Task: Write every line out verbatim and omit the pictures.
==============================
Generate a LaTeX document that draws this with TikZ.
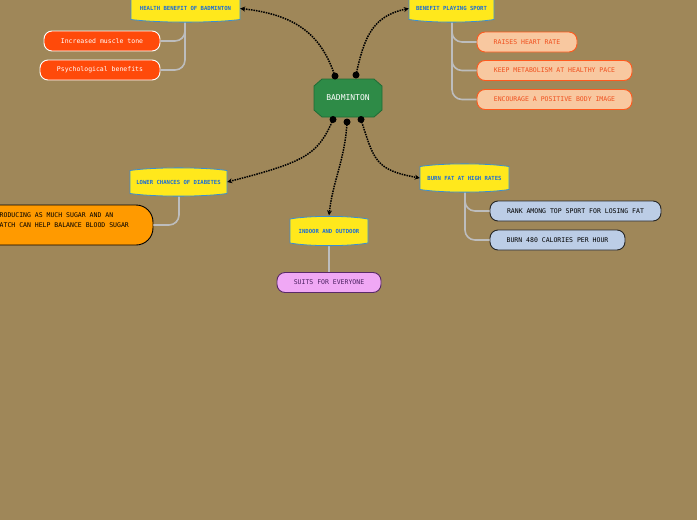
\documentclass[tikz,border=0pt]{standalone}
\usepackage{fontspec}
\usetikzlibrary{arrows.meta}
\newfontfamily\monof{DejaVu Sans Mono}
\definecolor{bgc}{HTML}{9F8759}
\definecolor{yfill}{HTML}{FFE81C}
\definecolor{yborder}{HTML}{3A8FD0}
\definecolor{ytext}{HTML}{1A6CD8}
\definecolor{gfill}{HTML}{2E8B47}
\definecolor{gborder}{HTML}{1F6B35}
\definecolor{rfill}{HTML}{FF4A0A}
\definecolor{pfill}{HTML}{F8C8A0}
\definecolor{pborder}{HTML}{FF5A1E}
\definecolor{ptext}{HTML}{F0501E}
\definecolor{ofill}{HTML}{FF9A00}
\definecolor{bfill}{HTML}{BCCDE6}
\definecolor{kfill}{HTML}{F0A8F5}
\definecolor{kborder}{HTML}{5A2A6A}
\definecolor{ktext}{HTML}{4A2060}
\definecolor{linec}{HTML}{BDBDBD}
\tikzset{
  ytxt/.style={font=\monof\bfseries\fontsize{5.6}{6}\selectfont, text=ytext, inner sep=0pt},
  leaf/.style={rounded corners=8pt, minimum height=20pt, inner sep=0pt, line width=0.9pt, font=\monof\fontsize{6.5}{7.5}\selectfont},
  redleaf/.style={leaf, fill=rfill, draw=white, text=white},
  peachleaf/.style={leaf, fill=pfill, draw=pborder, text=ptext},
  blueleaf/.style={leaf, fill=bfill, draw=black!85, text=black},
  pinkleaf/.style={leaf, fill=kfill, draw=kborder, text=ktext},
  branch/.style={draw=linec, line width=1.6pt, rounded corners=10pt},
  mainlink/.style={draw=black, line width=1.5pt, densely dotted, -{Stealth[length=5pt,width=5pt]}},
  dot/.style={circle, fill=black, inner sep=0pt, minimum size=7pt}
}
\newcommand\ybox[6]{% name, cx, cy, w, h, text
  \fill[yfill] ({#2-#4/2},{#3-#5/2+2.5}) .. controls ({#2-#4/4},{#3-#5/2-1}) and ({#2+#4/4},{#3-#5/2-1}) .. ({#2+#4/2},{#3-#5/2+2.5})
     -- ({#2+#4/2},{#3+#5/2-2.5}) .. controls ({#2+#4/4},{#3+#5/2+1}) and ({#2-#4/4},{#3+#5/2+1}) .. ({#2-#4/2},{#3+#5/2-2.5}) -- cycle;
  \draw[yborder, line width=0.8pt] ({#2-#4/2},{#3-#5/2+2.5}) .. controls ({#2-#4/4},{#3-#5/2-1}) and ({#2+#4/4},{#3-#5/2-1}) .. ({#2+#4/2},{#3-#5/2+2.5})
     -- ({#2+#4/2},{#3+#5/2-2.5}) .. controls ({#2+#4/4},{#3+#5/2+1}) and ({#2-#4/4},{#3+#5/2+1}) .. ({#2-#4/2},{#3+#5/2-2.5}) -- cycle;
  \node[ytxt, minimum width=#4 pt, minimum height=#5 pt] (#1) at (#2,#3) {#6};
}
\begin{document}
\begin{tikzpicture}[x=1pt,y=-1pt]
\useasboundingbox (0,0) rectangle (697,520);
\fill[bgc] (0,0) rectangle (697,520);

\coordinate (hb) at (185,22);
\coordinate (sb) at (452,22);
\coordinate (lb) at (179,196);
\coordinate (fb) at (465,192);
\coordinate (ib) at (329,245);

\node[redleaf, minimum width=116pt] (m1) at (102,41) {Increased muscle tone};
\node[redleaf, minimum width=120pt] (m2) at (100,70) {Psychological benefits};
\node[peachleaf, minimum width=100pt] (p1) at (527,42) {RAISES HEART RATE};
\node[peachleaf, minimum width=155pt] (p2) at (554.5,70.5) {KEEP METABOLISM AT HEALTHY PACE};
\node[peachleaf, minimum width=155pt] (p3) at (554.5,99.5) {ENCOURAGE A POSITIVE BODY IMAGE};
\node[blueleaf, minimum width=171pt] (b1) at (575.5,211) {RANK AMONG TOP SPORT FOR LOSING FAT};
\node[blueleaf, minimum width=135pt] (b2) at (557.5,240) {BURN 480 CALORIES PER HOUR};
\node[pinkleaf, minimum width=104pt] (k1) at (329,282.5) {SUITS FOR EVERYONE};
\node[leaf, fill=ofill, draw=black, rounded corners=17pt, minimum width=200pt, minimum height=40pt, text=black] (o1) at (53,225) {};
\node[font=\monof\fontsize{6.5}{9.5}\selectfont, align=left, anchor=west, inner sep=0pt] (o1t) at (-0.5,220) {RODUCING AS MUCH SUGAR AND AN\\ATCH CAN HELP BALANCE BLOOD SUGAR};

\draw[branch] (hb) |- (m1.east);
\draw[branch] (hb) |- (m2.east);
\draw[branch] (sb) |- (p1.west);
\draw[branch] (sb) |- (p2.west);
\draw[branch] (sb) |- (p3.west);
\draw[branch] (fb) |- (b1.west);
\draw[branch] (fb) |- (b2.west);
\draw[branch] (lb) |- (o1.east);
\draw[branch] (ib) -- (k1.north);

\ybox{h}{185.5}{8.5}{109}{27}{HEALTH BENEFIT OF BADMINTON}
\ybox{s}{451.5}{8.5}{85}{27}{BENEFIT PLAYING SPORT}
\ybox{l}{178.5}{182}{97}{28}{LOWER CHANCES OF DIABETES}
\ybox{f}{464.5}{178}{89}{28}{BURN FAT AT HIGH RATES}
\ybox{i}{329}{231}{78}{29}{INDOOR AND OUTDOOR}

\fill[gfill] (314,86) -- (322,79) -- (374,79) -- (382,86) -- (382,110) -- (374,117) -- (322,117) -- (314,110) -- cycle;
\draw[gborder, line width=0.8pt] (314,86) -- (322,79) -- (374,79) -- (382,86) -- (382,110) -- (374,117) -- (322,117) -- (314,110) -- cycle;
\node[font=\monof\fontsize{8}{9}\selectfont, text=white, inner sep=0pt] (c) at (348,98) {BADMINTON};

\node[dot] (d1) at (335,76) {};
\node[dot] (d2) at (356,75) {};
\node[dot] (d3) at (333,119.5) {};
\node[dot] (d4) at (347,122) {};
\node[dot] (d5) at (361,119.5) {};

\draw[mainlink] (d1.center) .. controls (322,38) and (300,15) .. (h.east);
\draw[mainlink] (d2.center) .. controls (364,38) and (372,16) .. (s.west);
\draw[mainlink] (d3.center) .. controls (318,155) and (305,162) .. (l.east);
\draw[mainlink] (d4.center) .. controls (345,160) and (333,180) .. ([yshift=1pt]i.north);
\draw[mainlink] (d5.center) .. controls (374,160) and (375,170) .. (f.west);
\end{tikzpicture}
\end{document}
==============================
Answer in full:
Generate a LaTeX document that draws this with TikZ.
\documentclass[tikz,border=0pt]{standalone}
\usepackage{fontspec}
\usetikzlibrary{arrows.meta}
\newfontfamily\monof{DejaVu Sans Mono}
\definecolor{bgc}{HTML}{9F8759}
\definecolor{yfill}{HTML}{FFE81C}
\definecolor{yborder}{HTML}{3A8FD0}
\definecolor{ytext}{HTML}{1A6CD8}
\definecolor{gfill}{HTML}{2E8B47}
\definecolor{gborder}{HTML}{1F6B35}
\definecolor{rfill}{HTML}{FF4A0A}
\definecolor{pfill}{HTML}{F8C8A0}
\definecolor{pborder}{HTML}{FF5A1E}
\definecolor{ptext}{HTML}{F0501E}
\definecolor{ofill}{HTML}{FF9A00}
\definecolor{bfill}{HTML}{BCCDE6}
\definecolor{kfill}{HTML}{F0A8F5}
\definecolor{kborder}{HTML}{5A2A6A}
\definecolor{ktext}{HTML}{4A2060}
\definecolor{linec}{HTML}{BDBDBD}
\tikzset{
  ytxt/.style={font=\monof\bfseries\fontsize{5.6}{6}\selectfont, text=ytext, inner sep=0pt},
  leaf/.style={rounded corners=8pt, minimum height=20pt, inner sep=0pt, line width=0.9pt, font=\monof\fontsize{6.5}{7.5}\selectfont},
  redleaf/.style={leaf, fill=rfill, draw=white, text=white},
  peachleaf/.style={leaf, fill=pfill, draw=pborder, text=ptext},
  blueleaf/.style={leaf, fill=bfill, draw=black!85, text=black},
  pinkleaf/.style={leaf, fill=kfill, draw=kborder, text=ktext},
  branch/.style={draw=linec, line width=1.6pt, rounded corners=10pt},
  mainlink/.style={draw=black, line width=1.5pt, densely dotted, -{Stealth[length=5pt,width=5pt]}},
  dot/.style={circle, fill=black, inner sep=0pt, minimum size=7pt}
}
\newcommand\ybox[6]{% name, cx, cy, w, h, text
  \fill[yfill] ({#2-#4/2},{#3-#5/2+2.5}) .. controls ({#2-#4/4},{#3-#5/2-1}) and ({#2+#4/4},{#3-#5/2-1}) .. ({#2+#4/2},{#3-#5/2+2.5})
     -- ({#2+#4/2},{#3+#5/2-2.5}) .. controls ({#2+#4/4},{#3+#5/2+1}) and ({#2-#4/4},{#3+#5/2+1}) .. ({#2-#4/2},{#3+#5/2-2.5}) -- cycle;
  \draw[yborder, line width=0.8pt] ({#2-#4/2},{#3-#5/2+2.5}) .. controls ({#2-#4/4},{#3-#5/2-1}) and ({#2+#4/4},{#3-#5/2-1}) .. ({#2+#4/2},{#3-#5/2+2.5})
     -- ({#2+#4/2},{#3+#5/2-2.5}) .. controls ({#2+#4/4},{#3+#5/2+1}) and ({#2-#4/4},{#3+#5/2+1}) .. ({#2-#4/2},{#3+#5/2-2.5}) -- cycle;
  \node[ytxt, minimum width=#4 pt, minimum height=#5 pt] (#1) at (#2,#3) {#6};
}
\begin{document}
\begin{tikzpicture}[x=1pt,y=-1pt]
\useasboundingbox (0,0) rectangle (697,520);
\fill[bgc] (0,0) rectangle (697,520);

\coordinate (hb) at (185,22);
\coordinate (sb) at (452,22);
\coordinate (lb) at (179,196);
\coordinate (fb) at (465,192);
\coordinate (ib) at (329,245);

\node[redleaf, minimum width=116pt] (m1) at (102,41) {Increased muscle tone};
\node[redleaf, minimum width=120pt] (m2) at (100,70) {Psychological benefits};
\node[peachleaf, minimum width=100pt] (p1) at (527,42) {RAISES HEART RATE};
\node[peachleaf, minimum width=155pt] (p2) at (554.5,70.5) {KEEP METABOLISM AT HEALTHY PACE};
\node[peachleaf, minimum width=155pt] (p3) at (554.5,99.5) {ENCOURAGE A POSITIVE BODY IMAGE};
\node[blueleaf, minimum width=171pt] (b1) at (575.5,211) {RANK AMONG TOP SPORT FOR LOSING FAT};
\node[blueleaf, minimum width=135pt] (b2) at (557.5,240) {BURN 480 CALORIES PER HOUR};
\node[pinkleaf, minimum width=104pt] (k1) at (329,282.5) {SUITS FOR EVERYONE};
\node[leaf, fill=ofill, draw=black, rounded corners=17pt, minimum width=200pt, minimum height=40pt, text=black] (o1) at (53,225) {};
\node[font=\monof\fontsize{6.5}{9.5}\selectfont, align=left, anchor=west, inner sep=0pt] (o1t) at (-0.5,220) {RODUCING AS MUCH SUGAR AND AN\\ATCH CAN HELP BALANCE BLOOD SUGAR};

\draw[branch] (hb) |- (m1.east);
\draw[branch] (hb) |- (m2.east);
\draw[branch] (sb) |- (p1.west);
\draw[branch] (sb) |- (p2.west);
\draw[branch] (sb) |- (p3.west);
\draw[branch] (fb) |- (b1.west);
\draw[branch] (fb) |- (b2.west);
\draw[branch] (lb) |- (o1.east);
\draw[branch] (ib) -- (k1.north);

\ybox{h}{185.5}{8.5}{109}{27}{HEALTH BENEFIT OF BADMINTON}
\ybox{s}{451.5}{8.5}{85}{27}{BENEFIT PLAYING SPORT}
\ybox{l}{178.5}{182}{97}{28}{LOWER CHANCES OF DIABETES}
\ybox{f}{464.5}{178}{89}{28}{BURN FAT AT HIGH RATES}
\ybox{i}{329}{231}{78}{29}{INDOOR AND OUTDOOR}

\fill[gfill] (314,86) -- (322,79) -- (374,79) -- (382,86) -- (382,110) -- (374,117) -- (322,117) -- (314,110) -- cycle;
\draw[gborder, line width=0.8pt] (314,86) -- (322,79) -- (374,79) -- (382,86) -- (382,110) -- (374,117) -- (322,117) -- (314,110) -- cycle;
\node[font=\monof\fontsize{8}{9}\selectfont, text=white, inner sep=0pt] (c) at (348,98) {BADMINTON};

\node[dot] (d1) at (335,76) {};
\node[dot] (d2) at (356,75) {};
\node[dot] (d3) at (333,119.5) {};
\node[dot] (d4) at (347,122) {};
\node[dot] (d5) at (361,119.5) {};

\draw[mainlink] (d1.center) .. controls (322,38) and (300,15) .. (h.east);
\draw[mainlink] (d2.center) .. controls (364,38) and (372,16) .. (s.west);
\draw[mainlink] (d3.center) .. controls (318,155) and (305,162) .. (l.east);
\draw[mainlink] (d4.center) .. controls (345,160) and (333,180) .. ([yshift=1pt]i.north);
\draw[mainlink] (d5.center) .. controls (374,160) and (375,170) .. (f.west);
\end{tikzpicture}
\end{document}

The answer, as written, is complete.